# Prompt
Make an exact copy of all the material below, apart from the pictures.
* start Provided data *
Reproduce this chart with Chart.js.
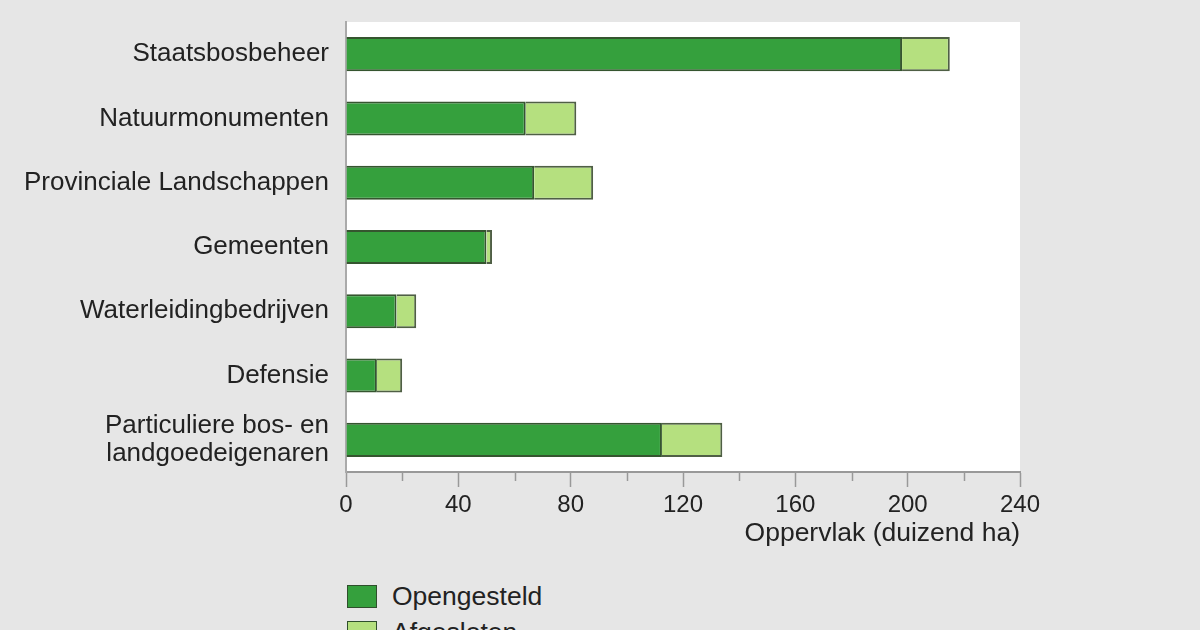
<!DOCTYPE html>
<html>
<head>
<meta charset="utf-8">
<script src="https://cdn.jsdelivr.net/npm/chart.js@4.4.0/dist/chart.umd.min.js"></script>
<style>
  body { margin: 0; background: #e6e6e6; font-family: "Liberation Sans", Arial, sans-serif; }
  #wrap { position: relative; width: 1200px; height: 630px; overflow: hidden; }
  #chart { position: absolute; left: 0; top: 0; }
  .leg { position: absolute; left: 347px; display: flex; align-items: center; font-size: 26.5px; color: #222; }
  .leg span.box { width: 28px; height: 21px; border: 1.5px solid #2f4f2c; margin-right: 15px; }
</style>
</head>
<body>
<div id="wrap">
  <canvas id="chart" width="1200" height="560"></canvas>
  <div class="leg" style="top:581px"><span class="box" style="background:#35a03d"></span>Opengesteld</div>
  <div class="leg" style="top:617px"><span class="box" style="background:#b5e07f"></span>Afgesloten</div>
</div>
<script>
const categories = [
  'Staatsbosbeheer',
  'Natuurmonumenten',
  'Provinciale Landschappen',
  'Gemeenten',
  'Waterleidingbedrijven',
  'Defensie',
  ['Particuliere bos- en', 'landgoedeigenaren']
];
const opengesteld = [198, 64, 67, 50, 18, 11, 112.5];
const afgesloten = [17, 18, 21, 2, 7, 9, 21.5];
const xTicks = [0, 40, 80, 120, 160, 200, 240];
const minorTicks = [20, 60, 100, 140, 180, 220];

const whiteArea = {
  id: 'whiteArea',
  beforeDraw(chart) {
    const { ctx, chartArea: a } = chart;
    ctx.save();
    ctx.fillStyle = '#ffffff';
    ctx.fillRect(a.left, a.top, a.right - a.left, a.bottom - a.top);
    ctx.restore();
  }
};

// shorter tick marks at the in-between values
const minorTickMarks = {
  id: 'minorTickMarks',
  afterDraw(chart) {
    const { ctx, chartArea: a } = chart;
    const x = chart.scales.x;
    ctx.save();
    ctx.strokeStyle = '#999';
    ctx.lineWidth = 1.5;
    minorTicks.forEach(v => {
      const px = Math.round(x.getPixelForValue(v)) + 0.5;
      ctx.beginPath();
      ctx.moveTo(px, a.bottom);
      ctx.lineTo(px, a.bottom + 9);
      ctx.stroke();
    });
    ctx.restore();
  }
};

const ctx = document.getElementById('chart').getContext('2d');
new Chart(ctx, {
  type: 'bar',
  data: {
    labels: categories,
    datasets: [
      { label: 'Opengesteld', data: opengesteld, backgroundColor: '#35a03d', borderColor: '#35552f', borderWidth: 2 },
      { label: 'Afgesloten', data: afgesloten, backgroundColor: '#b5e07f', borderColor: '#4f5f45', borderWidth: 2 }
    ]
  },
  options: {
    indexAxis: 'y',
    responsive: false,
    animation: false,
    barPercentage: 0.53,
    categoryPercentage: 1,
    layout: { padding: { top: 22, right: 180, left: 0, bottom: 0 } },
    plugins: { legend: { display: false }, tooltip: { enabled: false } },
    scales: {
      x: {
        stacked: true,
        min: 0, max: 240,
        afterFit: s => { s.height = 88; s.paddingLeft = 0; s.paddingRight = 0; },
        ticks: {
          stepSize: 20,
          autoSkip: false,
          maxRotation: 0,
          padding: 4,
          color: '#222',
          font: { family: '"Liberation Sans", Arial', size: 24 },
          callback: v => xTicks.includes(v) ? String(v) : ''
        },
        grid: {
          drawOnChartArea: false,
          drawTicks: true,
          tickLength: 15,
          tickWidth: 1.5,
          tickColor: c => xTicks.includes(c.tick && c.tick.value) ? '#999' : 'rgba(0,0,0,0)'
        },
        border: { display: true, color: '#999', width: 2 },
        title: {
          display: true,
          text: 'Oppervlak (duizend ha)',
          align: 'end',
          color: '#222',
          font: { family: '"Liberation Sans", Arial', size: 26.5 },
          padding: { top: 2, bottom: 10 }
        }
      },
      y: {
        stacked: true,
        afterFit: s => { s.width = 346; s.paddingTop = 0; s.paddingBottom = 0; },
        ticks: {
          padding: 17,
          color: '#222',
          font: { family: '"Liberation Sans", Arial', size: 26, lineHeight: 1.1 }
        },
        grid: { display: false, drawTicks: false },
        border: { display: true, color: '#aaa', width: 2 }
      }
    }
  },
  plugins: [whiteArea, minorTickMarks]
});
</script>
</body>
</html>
* end Provided data *
# Answer for the task
Reproduce this chart with Chart.js.
<!DOCTYPE html>
<html>
<head>
<meta charset="utf-8">
<script src="https://cdn.jsdelivr.net/npm/chart.js@4.4.0/dist/chart.umd.min.js"></script>
<style>
  body { margin: 0; background: #e6e6e6; font-family: "Liberation Sans", Arial, sans-serif; }
  #wrap { position: relative; width: 1200px; height: 630px; overflow: hidden; }
  #chart { position: absolute; left: 0; top: 0; }
  .leg { position: absolute; left: 347px; display: flex; align-items: center; font-size: 26.5px; color: #222; }
  .leg span.box { width: 28px; height: 21px; border: 1.5px solid #2f4f2c; margin-right: 15px; }
</style>
</head>
<body>
<div id="wrap">
  <canvas id="chart" width="1200" height="560"></canvas>
  <div class="leg" style="top:581px"><span class="box" style="background:#35a03d"></span>Opengesteld</div>
  <div class="leg" style="top:617px"><span class="box" style="background:#b5e07f"></span>Afgesloten</div>
</div>
<script>
const categories = [
  'Staatsbosbeheer',
  'Natuurmonumenten',
  'Provinciale Landschappen',
  'Gemeenten',
  'Waterleidingbedrijven',
  'Defensie',
  ['Particuliere bos- en', 'landgoedeigenaren']
];
const opengesteld = [198, 64, 67, 50, 18, 11, 112.5];
const afgesloten = [17, 18, 21, 2, 7, 9, 21.5];
const xTicks = [0, 40, 80, 120, 160, 200, 240];
const minorTicks = [20, 60, 100, 140, 180, 220];

const whiteArea = {
  id: 'whiteArea',
  beforeDraw(chart) {
    const { ctx, chartArea: a } = chart;
    ctx.save();
    ctx.fillStyle = '#ffffff';
    ctx.fillRect(a.left, a.top, a.right - a.left, a.bottom - a.top);
    ctx.restore();
  }
};

// shorter tick marks at the in-between values
const minorTickMarks = {
  id: 'minorTickMarks',
  afterDraw(chart) {
    const { ctx, chartArea: a } = chart;
    const x = chart.scales.x;
    ctx.save();
    ctx.strokeStyle = '#999';
    ctx.lineWidth = 1.5;
    minorTicks.forEach(v => {
      const px = Math.round(x.getPixelForValue(v)) + 0.5;
      ctx.beginPath();
      ctx.moveTo(px, a.bottom);
      ctx.lineTo(px, a.bottom + 9);
      ctx.stroke();
    });
    ctx.restore();
  }
};

const ctx = document.getElementById('chart').getContext('2d');
new Chart(ctx, {
  type: 'bar',
  data: {
    labels: categories,
    datasets: [
      { label: 'Opengesteld', data: opengesteld, backgroundColor: '#35a03d', borderColor: '#35552f', borderWidth: 2 },
      { label: 'Afgesloten', data: afgesloten, backgroundColor: '#b5e07f', borderColor: '#4f5f45', borderWidth: 2 }
    ]
  },
  options: {
    indexAxis: 'y',
    responsive: false,
    animation: false,
    barPercentage: 0.53,
    categoryPercentage: 1,
    layout: { padding: { top: 22, right: 180, left: 0, bottom: 0 } },
    plugins: { legend: { display: false }, tooltip: { enabled: false } },
    scales: {
      x: {
        stacked: true,
        min: 0, max: 240,
        afterFit: s => { s.height = 88; s.paddingLeft = 0; s.paddingRight = 0; },
        ticks: {
          stepSize: 20,
          autoSkip: false,
          maxRotation: 0,
          padding: 4,
          color: '#222',
          font: { family: '"Liberation Sans", Arial', size: 24 },
          callback: v => xTicks.includes(v) ? String(v) : ''
        },
        grid: {
          drawOnChartArea: false,
          drawTicks: true,
          tickLength: 15,
          tickWidth: 1.5,
          tickColor: c => xTicks.includes(c.tick && c.tick.value) ? '#999' : 'rgba(0,0,0,0)'
        },
        border: { display: true, color: '#999', width: 2 },
        title: {
          display: true,
          text: 'Oppervlak (duizend ha)',
          align: 'end',
          color: '#222',
          font: { family: '"Liberation Sans", Arial', size: 26.5 },
          padding: { top: 2, bottom: 10 }
        }
      },
      y: {
        stacked: true,
        afterFit: s => { s.width = 346; s.paddingTop = 0; s.paddingBottom = 0; },
        ticks: {
          padding: 17,
          color: '#222',
          font: { family: '"Liberation Sans", Arial', size: 26, lineHeight: 1.1 }
        },
        grid: { display: false, drawTicks: false },
        border: { display: true, color: '#aaa', width: 2 }
      }
    }
  },
  plugins: [whiteArea, minorTickMarks]
});
</script>
</body>
</html>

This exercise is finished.